C’était si concret pour nos révolutionnaires, pour nos fondateurs, pour Danton, pour Condorcet, pour Saint-Just, pour Robespierre : si vous êtes nés sur un territoire singulier, avec sa culture, ses traditions, sa beauté, il y a, à l’articulation de cette terre et de votre partie, une conscience commune plus haute, celle d’un destin commun, que rien ne pourra réduire, et qu’on appelle l’indivisible République.

Vigilance contre l’apathie, vigilance contre le silence, vigilance contre la paresse. Non, on ne peut se contenter de voir ce qui se passe dans le monde, dans son pays, et de goûter tranquille un repos égoïste et solitaire. Non, l’Histoire vous rattrapera toujours, avec ses souffrances, ses injustices et ses larmes.

Et qu’est-ce que l’engagement, qu’est-ce que la politique, qu’est-ce que la République, si ce n’est tout faire, tout, jusqu’à la dernière énergie, pour apaiser ces souffrances, pour créer les conditions de la solidarité. Bref, en un mot, pour transformer les larmes d’hier en sourires de demain.

Le premier acte de résistance contre l’antisémitisme, le premier acte de résistance contre l’intolérance, c’est la conscience que l’on a des yeux pour voir, des mains pour dire stop, et une voix pour crier ses idées.
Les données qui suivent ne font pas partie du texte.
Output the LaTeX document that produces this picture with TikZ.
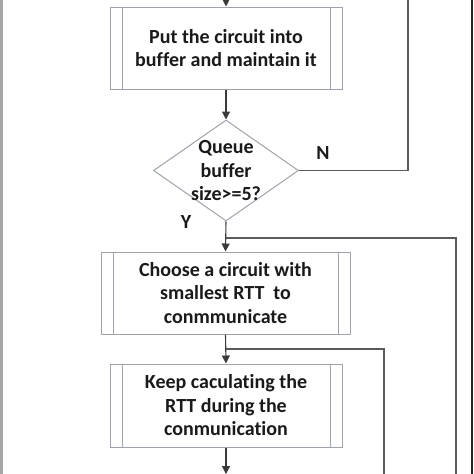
\documentclass[tikz,border=0pt]{standalone}
\usepackage{fontspec}
\setmainfont[Ligatures=NoCommon]{Carlito}
\usetikzlibrary{arrows.meta,shapes.geometric}
\definecolor{boxgray}{HTML}{9EA3AC}
\definecolor{linegray}{HTML}{3A3A3A}
\definecolor{loopgray}{HTML}{5A5A5A}
\definecolor{txt}{HTML}{1A1A1A}
\tikzset{
  proc/.style={draw=boxgray, line width=1pt, rectangle, inner sep=0pt,
    minimum width=#1, align=center, font=\fontsize{20}{23.5}\selectfont\bfseries, text=txt,
    path picture={
      \draw[boxgray, line width=0.9pt] ([xshift=12pt]path picture bounding box.north west) -- ([xshift=12pt]path picture bounding box.south west);
      \draw[boxgray, line width=0.9pt] ([xshift=-12pt]path picture bounding box.north east) -- ([xshift=-12pt]path picture bounding box.south east);
    }},
  dec/.style={draw=boxgray, line width=1pt, diamond, inner sep=0pt, minimum width=145pt, minimum height=101pt},
  lbl/.style={font=\fontsize{20}{23.5}\selectfont\bfseries, text=txt, align=center},
  conn/.style={draw=linegray, line width=1.1pt},
  loop/.style={draw=loopgray, line width=1.1pt},
  arr/.style={conn, -{Triangle[length=8pt,width=8pt]}},
}
\begin{document}
\begin{tikzpicture}[x=1pt,y=-1pt]
\useasboundingbox (0,0) rectangle (474,474);
\fill[white] (0,0) rectangle (474,474);
\fill[gray!70] (0,0) rectangle (2.5,474);
\fill[black!85] (470.5,0) rectangle (473,474);

\node[proc=232pt, minimum height=82pt] (b1) at (226,48) {Put the circuit into\\buffer and maintain it};
\node[dec] (dia) at (226,170.5) {};
\node[lbl] (dt) at (226,171) {Queue\\buffer\\size>=5?};
\node[proc=249pt, minimum height=82pt] (b2) at (225.5,293) {Choose a circuit with\\smallest RTT~ to\\conmmunicate};
\node[proc=232pt, minimum height=83pt] (b3) at (226,405.5) {Keep caculating the\\RTT during the\\conmunication};

\node[lbl] (n) at (323,153) {N};
\node[lbl] (y) at (186,222) {Y};

\coordinate (top) at (226,0);
\coordinate (ntop) at (408,0);
\coordinate (r1) at (456,474);
\coordinate (j1) at (226,238);
\coordinate (r2) at (384,474);
\coordinate (j2) at (226,349);
\coordinate (bot) at (226,474);

\draw[arr] (top) -- (b1.north);
\draw[arr] (b1.south) -- (dia.north);
\draw[loop] (dia.east) -| (ntop);
\draw[arr] (dia.south) -- (b2.north);
\draw[loop] (r1) |- (j1);
\draw[arr] (b2.south) -- (b3.north);
\draw[loop] (r2) |- (j2);
\draw[arr] (b3.south) -- (bot);
\end{tikzpicture}
\end{document}
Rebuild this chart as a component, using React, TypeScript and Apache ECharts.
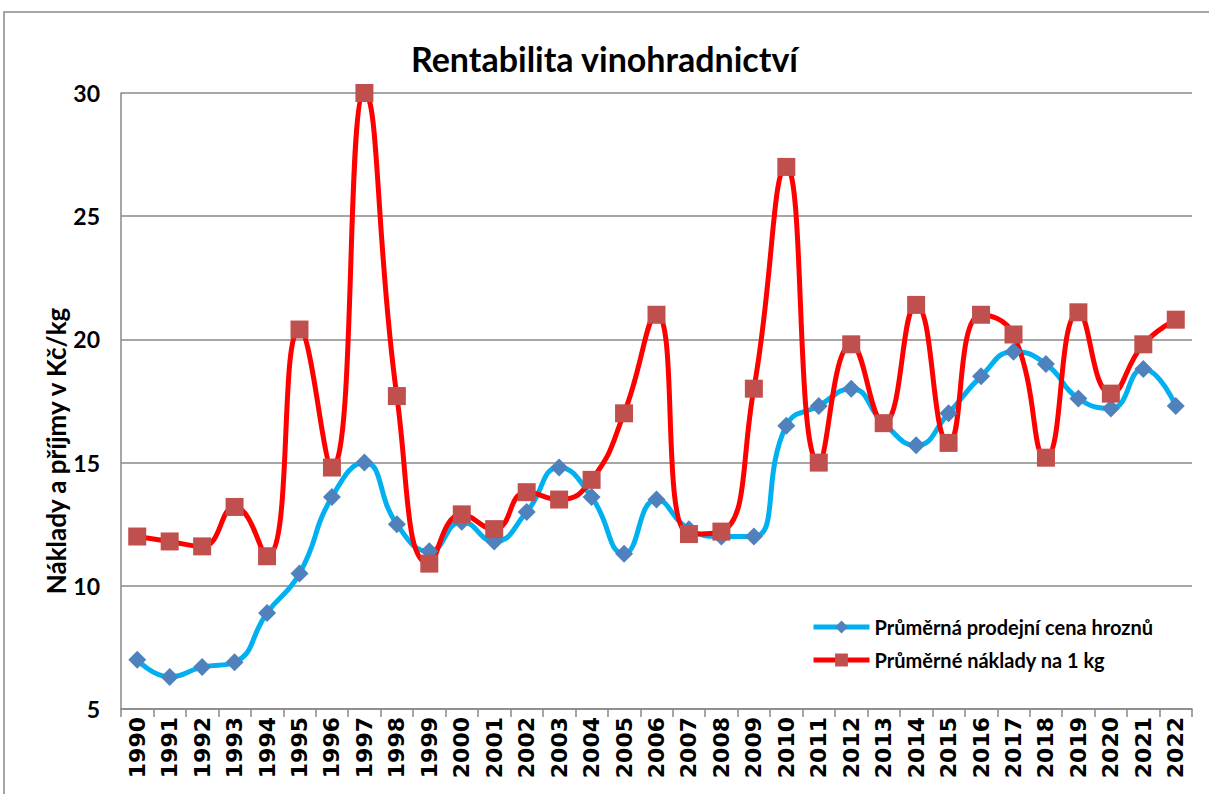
import React, { useEffect, useRef } from "react";
import * as echarts from "echarts";

const years = [
  "1990", "1991", "1992", "1993", "1994", "1995", "1996", "1997", "1998", "1999",
  "2000", "2001", "2002", "2003", "2004", "2005", "2006", "2007", "2008", "2009",
  "2010", "2011", "2012", "2013", "2014", "2015", "2016", "2017", "2018", "2019",
  "2020", "2021", "2022",
];

const priceGrapes = [
  7.0, 6.3, 6.7, 6.9, 8.9, 10.5, 13.6, 15.0, 12.5, 11.4,
  12.6, 11.8, 13.0, 14.8, 13.6, 11.3, 13.5, 12.3, 12.0, 12.0,
  16.5, 17.3, 18.0, 16.6, 15.7, 17.0, 18.5, 19.5, 19.0, 17.6,
  17.2, 18.8, 17.3,
];

const costPerKg = [
  12.0, 11.8, 11.6, 13.2, 11.2, 20.4, 14.8, 30.0, 17.7, 10.9,
  12.9, 12.3, 13.8, 13.5, 14.3, 17.0, 21.0, 12.1, 12.2, 18.0,
  27.0, 15.0, 19.8, 16.6, 21.4, 15.8, 21.0, 20.2, 15.2, 21.1,
  17.8, 19.8, 20.8,
];

const seriesNames = ["Průměrná prodejní cena hroznů", "Průměrné náklady na 1 kg"];
const titleText = "Rentabilita vinohradnictví";
const yAxisTitle = "Náklady a příjmy v Kč/kg";

export default function App() {
  const ref = useRef<HTMLDivElement>(null);

  useEffect(() => {
    if (!ref.current) return;
    const chart = echarts.init(ref.current, undefined, { renderer: "svg" });
    const grey = "#898989";
    chart.setOption({
      animation: false,
      backgroundColor: "#ffffff",
      title: {
        text: titleText,
        left: "center",
        top: 36,
        textStyle: {
          fontFamily: "Lato",
          fontWeight: "bold",
          fontSize: 34,
          color: "#000000",
        },
      },
      graphic: [
        {
          type: "rect",
          shape: { x: 4, y: 12, width: 1230, height: 820 },
          style: { fill: "none", stroke: grey, lineWidth: 1.5 },
          silent: true,
        },
        {
          type: "text",
          x: 56,
          y: 451,
          rotation: Math.PI / 2,
          style: {
            text: yAxisTitle,
            fontFamily: "Lato",
            fontWeight: "bold",
            fontSize: 26,
            fill: "#000000",
            align: "center",
            verticalAlign: "middle",
          },
        },
      ],
      legend: {
        orient: "vertical",
        left: 806,
        top: 612,
        itemWidth: 56,
        itemHeight: 16,
        itemGap: 13,
        lineStyle: { width: 5 },
        textStyle: {
          fontFamily: "Lato",
          fontWeight: "bold",
          fontSize: 20,
          color: "#000000",
        },
        data: seriesNames,
      },
      grid: { left: 121, right: 17, top: 93, bottom: 85, containLabel: false },
      xAxis: {
        type: "category",
        data: years,
        boundaryGap: true,
        axisLine: { show: true, lineStyle: { color: grey, width: 1.5 } },
        axisTick: { show: true, length: 8, lineStyle: { color: grey, width: 1.5 } },
        axisLabel: {
          rotate: 90,
          interval: 0,
          margin: 8,
          fontFamily: "DejaVu Sans",
          fontWeight: "bold",
          fontSize: 22,
          color: "#000000",
        },
      },
      yAxis: {
        type: "value",
        min: 5,
        max: 30,
        interval: 5,
        axisLine: { show: true, lineStyle: { color: grey, width: 1.5 } },
        axisTick: { show: false },
        splitLine: { show: true, lineStyle: { color: grey, width: 1.5 } },
        axisLabel: {
          margin: 21,
          fontFamily: "Lato",
          fontWeight: "bold",
          fontSize: 23,
          color: "#000000",
        },
      },
      series: [
        {
          name: seriesNames[0],
          type: "line",
          data: priceGrapes,
          smooth: 0.5,
          symbol: "diamond",
          symbolSize: 18,
          lineStyle: { color: "#00B0F0", width: 5 },
          itemStyle: { color: "#4F81BD" },
        },
        {
          name: seriesNames[1],
          type: "line",
          data: costPerKg,
          smooth: 0.5,
          symbol: "rect",
          symbolSize: 18,
          lineStyle: { color: "#FF0000", width: 5 },
          itemStyle: { color: "#C0504D" },
        },
      ],
    });
    return () => chart.dispose();
  }, []);

  return (
    <div
      ref={ref}
      style={{ position: "fixed", left: 0, top: 0, width: 1209, height: 794 }}
    />
  );
}
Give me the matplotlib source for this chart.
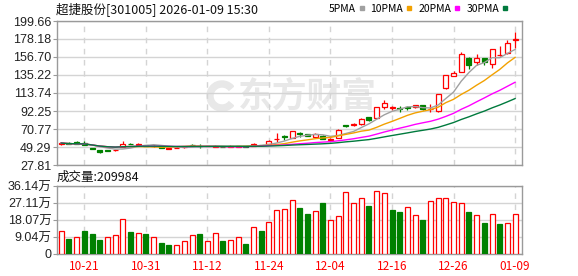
import matplotlib
matplotlib.use('Agg')
import matplotlib.pyplot as plt
from matplotlib.lines import Line2D
from matplotlib.patches import Wedge
import numpy as np
import pandas as pd

plt.rcParams['font.family'] = ['Liberation Sans', 'Noto Sans CJK SC']

# 超捷股份 daily candles, 2025-10-16 .. 2026-01-09
title = '超捷股份[301005] 2026-01-09 15:30'
opens = [52.3, 53.7, 55.2, 54.1, 48.4, 45.7, 45.7, 45.3, 49.3, 53.3,
         52.2, 51.3, 49.9, 49.3, 47.4, 48.2, 48.7, 51.9, 50.9, 50.5,
         49.4, 49.6, 49.4, 49.5, 50.8, 50.6, 52.0, 52.5, 58.3, 62.0,
         59.9, 66.5, 64.3, 61.3, 62.8, 58.0, 59.8, 75.6, 75.2, 76.4,
         84.7, 84.3, 97.2, 96.0, 95.6, 97.0, 97.4, 99.3, 94.6, 92.3,
         119.3, 134.2, 138.5, 155.9, 150.5, 155.2, 148.0, 158.6, 161.2, 177.5]
highs = [54.3, 54.9, 55.9, 56.0, 48.6, 45.9, 45.9, 46.2, 56.5, 53.8,
         53.7, 51.6, 51.1, 49.5, 48.2, 48.8, 49.4, 52.7, 52.3, 51.0,
         51.6, 49.8, 51.2, 51.0, 51.0, 53.6, 52.2, 57.3, 65.6, 63.6,
         68.8, 67.2, 64.5, 66.3, 63.2, 59.8, 70.2, 75.9, 77.8, 83.5,
         85.2, 97.6, 105.0, 98.6, 97.9, 98.6, 100.0, 99.6, 100.5, 112.5,
         135.4, 140.4, 162.3, 156.5, 159.9, 155.5, 166.5, 169.8, 177.0, 186.3]
lows = [52.0, 52.3, 52.5, 52.0, 46.7, 42.6, 44.7, 45.0, 49.0, 52.3,
        52.0, 50.3, 49.7, 48.4, 47.2, 48.0, 48.5, 50.7, 48.5, 50.3,
        49.2, 49.0, 49.3, 49.3, 49.4, 50.2, 50.8, 52.2, 55.6, 58.0,
        59.5, 61.5, 62.5, 61.0, 58.3, 57.5, 59.5, 73.0, 74.5, 76.0,
        80.8, 84.0, 95.0, 93.5, 90.7, 93.5, 96.0, 94.0, 91.0, 91.5,
        119.0, 133.8, 138.2, 142.0, 147.5, 147.0, 143.2, 158.3, 160.8, 167.0]
closes = [54.0, 52.6, 52.9, 52.2, 47.0, 43.7, 45.0, 45.9, 52.9, 52.6,
          53.3, 50.6, 50.9, 48.6, 48.0, 48.6, 49.2, 51.5, 50.4, 50.6,
          50.8, 49.2, 50.6, 50.7, 49.6, 53.2, 51.3, 56.8, 59.3, 61.3,
          68.3, 64.6, 63.0, 64.3, 59.0, 59.2, 69.8, 74.8, 76.3, 82.3,
          81.2, 97.4, 101.4, 96.9, 94.8, 95.7, 98.9, 94.9, 95.2, 112.0,
          135.0, 137.1, 159.8, 147.0, 155.0, 151.2, 166.2, 159.6, 173.0, 178.5]
volumes = [123000, 80700, 91000, 123000, 107000, 72000, 91000, 102000, 184000, 117500,
           112000, 107000, 91000, 60000, 49000, 49000, 70000, 102000, 107000, 70000,
           112000, 70000, 75000, 91000, 54000, 144000, 123000, 170000, 233000, 239000,
           286000, 246000, 214000, 228000, 270000, 181000, 202000, 328000, 270000, 296000,
           254000, 333000, 323000, 233000, 223000, 249000, 207000, 181000, 281000, 296000,
           296000, 275000, 270000, 223000, 207000, 167000, 212000, 160000, 165000, 209984]

ma_periods = [5, 10, 20, 30]
ma_colors = ['#a0a0a0', '#f2a100', '#ff00ff', '#007a3d']
price_ticks = [27.81, 49.29, 70.77, 92.25, 113.74, 135.22, 156.70, 178.18, 199.66]
vol_ticks = [0, 90400, 180700, 271100, 361400]
vol_tick_labels = ['0', '9.04万', '18.07万', '27.11万', '36.14万']

dates = pd.bdate_range('2025-10-16', '2026-01-09', freq='C',
                       holidays=['2026-01-01', '2026-01-02'])

RED = '#ff0000'
GREEN = '#008000'
GRID = '#d4d4d4'
BORDER = '#9a9a9a'
WM = '#e8e8e8'
W, H = 578, 276

def fx(px):
    return px / W

def fy(py):
    return 1 - py / H

o = np.array(opens); h = np.array(highs); l = np.array(lows); c = np.array(closes)
v = np.array(volumes)
x = np.arange(len(c))
up = c >= o
vol_up = np.r_[True, c[1:] >= c[:-1]]

fig = plt.figure(figsize=(W / 100, H / 100), dpi=100)
ax = fig.add_axes([fx(57), fy(165), fx(522) - fx(57), fy(21) - fy(165)])
axv = fig.add_axes([fx(57), fy(254), fx(522) - fx(57), fy(186) - fy(254)])

tick_pos = x[3::8]
tick_lab = [d.strftime('%m-%d') for d in dates[3::8]]

for a in (ax, axv):
    a.set_xlim(-0.55, len(c) - 0.1)
    a.set_xticks(tick_pos)
    a.xaxis.grid(True, color=GRID, lw=1, ls=(0, (4, 4)))
    a.yaxis.grid(True, color=GRID, lw=1, ls='-')
    a.set_axisbelow(True)
    for s in a.spines.values():
        s.set_color(BORDER)
        s.set_linewidth(1)
    a.tick_params(axis='y', length=3, width=0.8, color=BORDER, labelsize=9,
                  labelcolor='#222222', pad=1)

# watermark (logo + name)
ax.add_patch(Wedge((2.22, (H - 96) / 100), 0.15, 40, 320, width=0.06, color=WM,
                   transform=fig.dpi_scale_trans, zorder=0))
ax.text(fx(307), fy(96), '东方财富', transform=fig.transFigure, ha='center', va='center',
        fontsize=25, fontweight='bold', color=WM, family=['Noto Sans CJK SC'], zorder=0)

# candles
bb = np.minimum(o, c)
bt = np.maximum(o, c)
bh = np.maximum(bt - bb, 0.3)
ax.vlines(x[up], l[up], bb[up], color=RED, lw=0.9, zorder=2)
ax.vlines(x[up], bt[up], h[up], color=RED, lw=0.9, zorder=2)
ax.vlines(x[~up], l[~up], h[~up], color=GREEN, lw=0.9, zorder=2)
ax.bar(x[up], bh[up], bottom=bb[up], width=0.65, facecolor='white', edgecolor=RED, lw=0.9, zorder=3)
ax.bar(x[~up], bh[~up], bottom=bb[~up], width=0.65, facecolor=GREEN, edgecolor=GREEN, lw=0.9, zorder=3)

cs = pd.Series(c)
for n, col in zip(ma_periods, ma_colors):
    ax.plot(x, cs.rolling(n, min_periods=1).mean(), color=col, lw=1, zorder=4)

ax.set_ylim(price_ticks[0], price_ticks[-1])
ax.set_yticks(price_ticks)
ax.set_yticklabels(['%.2f' % t for t in price_ticks])
ax.tick_params(axis='x', length=0, labelbottom=False)

# volume
axv.bar(x[vol_up], v[vol_up], width=0.65, facecolor='white', edgecolor=RED, lw=0.9, zorder=3)
axv.bar(x[~vol_up], v[~vol_up], width=0.65, facecolor=GREEN, edgecolor=GREEN, lw=0.9, zorder=3)
axv.set_ylim(0, vol_ticks[-1])
axv.set_yticks(vol_ticks)
axv.set_yticklabels(vol_tick_labels)
axv.set_xticklabels(tick_lab)
axv.tick_params(axis='x', length=0, pad=4, labelsize=8.5, labelcolor=RED)
for t in axv.get_xticklabels():
    t.set_family(['Noto Sans CJK SC'])

# texts
fig.text(fx(56), fy(9), title, ha='left', va='center', fontsize=9,
         family=['Noto Sans CJK SC'], color='#111111')
fig.text(fx(57), fy(177), '成交量:%d' % v[-1], ha='left', va='center', fontsize=9,
         family=['Noto Sans CJK SC'], color='#111111')

handles = [Line2D([], [], ls='none', marker='s', markersize=3.5, color=col) for col in ma_colors]
fig.legend(handles, ['%dPMA' % n for n in ma_periods], loc='center right',
           bbox_to_anchor=(fx(513), fy(9)), ncol=4, frameon=False, markerfirst=False,
           handlelength=0.5, handletextpad=0.35, columnspacing=0.6, borderpad=0,
           prop={'family': ['Noto Sans CJK SC'], 'size': 7.5})

fig.savefig('out.png', dpi=100, facecolor='white')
Engagez-vous lycéens de France, partagez vos connaissances, écrivez, chantez vos analyses, partagez un idéal, regardez le ciel, et fertilisez la terre. Vous n’oublierez jamais vos ancêtres parce que vous aimez déjà vos enfants, ceux qui naîtront un jour, ceux qui ne vous remercieront jamais assez de vous être battus pour que jamais, on méprise leur droit à une vie libre.

Bravo à tous.

Merci à tous.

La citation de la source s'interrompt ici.